On Thu, Feb 09, 2012 at 10:41:45AM -0500, Greg Freemyer wrote:
Security maintainers,
I've submitted a new role SR to be a maintainer of the security project since I've been pushing a bunch of DFIR packages there (Digital Forensics / Incident Response).
You don't really need to be a maintainer in the project to maintain them, you could also be a package maintainer. (maintainers can be set per-package or per-project).
Assuming I'm accepted, I have a few questions:
1) Is there a guideline for accepting new packages I submit? How about patches to packages I maintain.
ie. Can I just submit them from my home and accept them with no review, or is their a concept of letting another maintainer accept my SRs?
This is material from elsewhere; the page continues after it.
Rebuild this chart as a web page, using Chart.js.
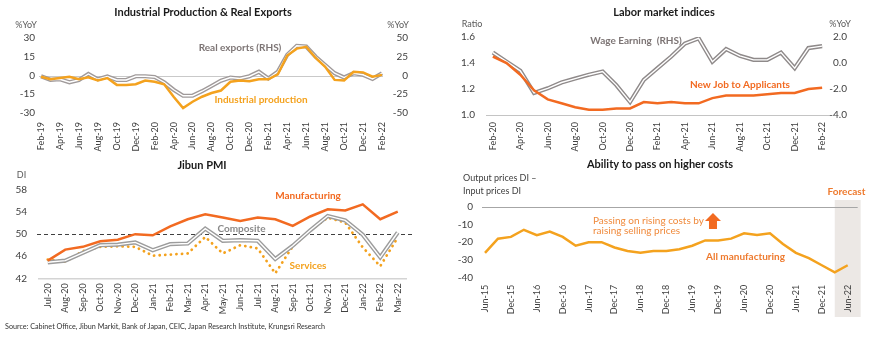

Is that for both new packages and for updates?
That really depends on the project and the folks inside. For most, self-accepting is ok.
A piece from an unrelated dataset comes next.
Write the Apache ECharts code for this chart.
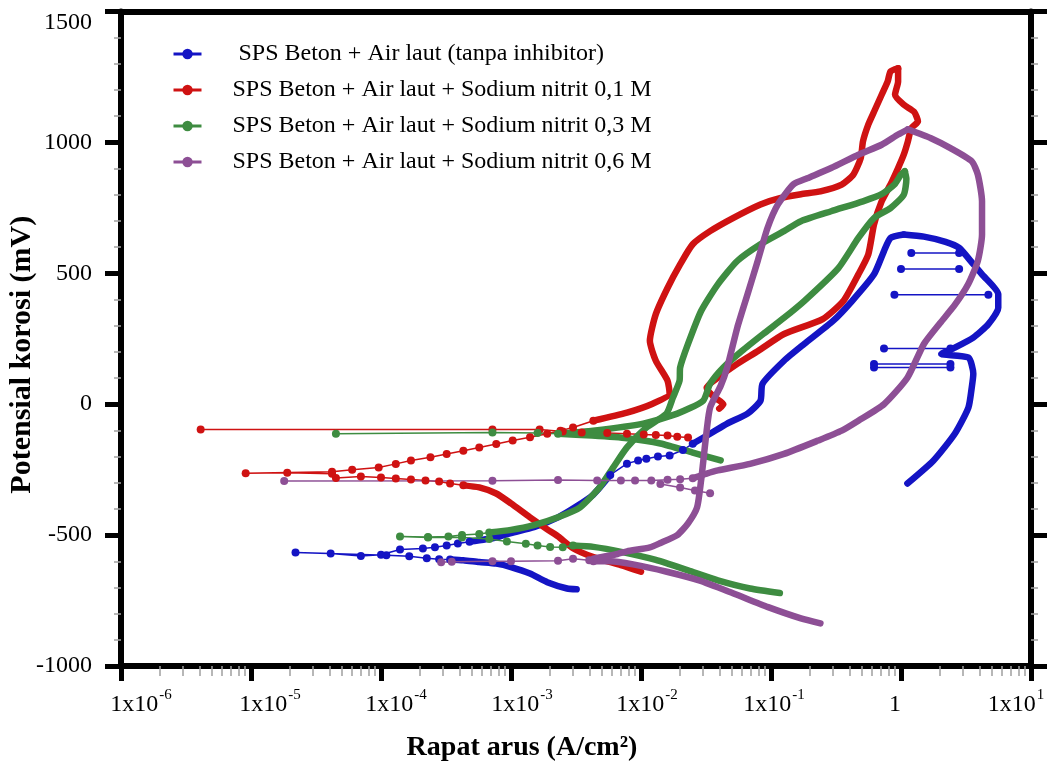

2) Several of the packages require packages from other repos to install. That's not a problem for factory / 12.2, but what about providing packages for 11.4/12.1. Should I just document that users need to install multiple repos? Or should I "osc linkpac" them to security? (If so, what's the best syntax for osc linkpac?)
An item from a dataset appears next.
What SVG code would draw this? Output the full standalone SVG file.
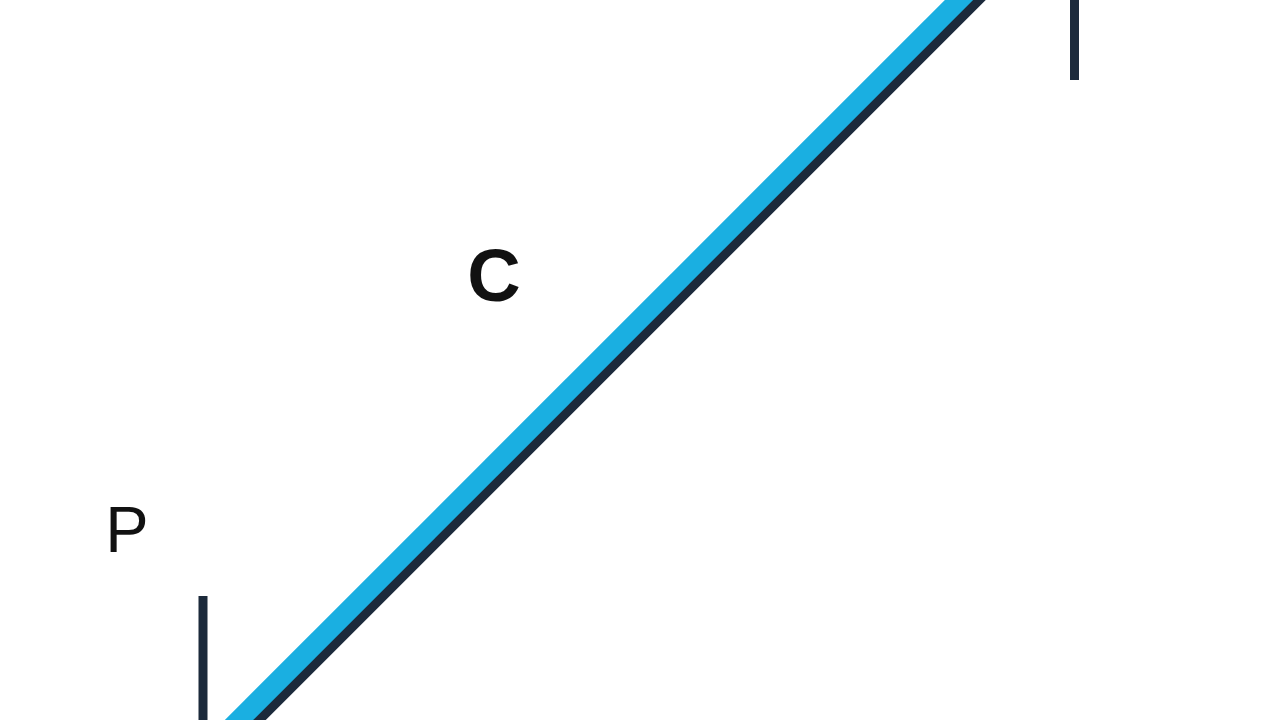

Do not link into security, this will kind of break... As security is a devel project of Factory, they should have the sources and not just links. Better make some kind of backports repository somewhere. If the number of forensic packages is high (like above 20 or so), a subproject security:forensics might at some point in time be created.
3) dc3dd is currently in the archiving repo, but it makes more sense to me in the security repo. I want to push it to factory. Should I linkpac it to security first, then push from there?
There is no such package "dc3dd" in Archiving. In general the full sources are to be pushed to factory, not links. So you would copypac the sources over to security and submit them afterwards. But! If this package is not maintained by yourself, ask the maintainer of that package (politeness ;).
4) So far I haven't submitted any pen testing tools. Since those can be used for both good and bad, I wanted to know if there is a established policy for that class of tool. ie. They are encouraged? discouraged?
If they are clear hacking tools, meaning you can use them to easily crash machines, execute code or similar things on remote machines by just clicking -> Not even allowed on the OBS due to german law. Otherwise our position in general is mostly neutral to them.
5) I'd like to put together a wiki page that let's people know these DFIR packages exist. Is there an existing wiki page I can add to?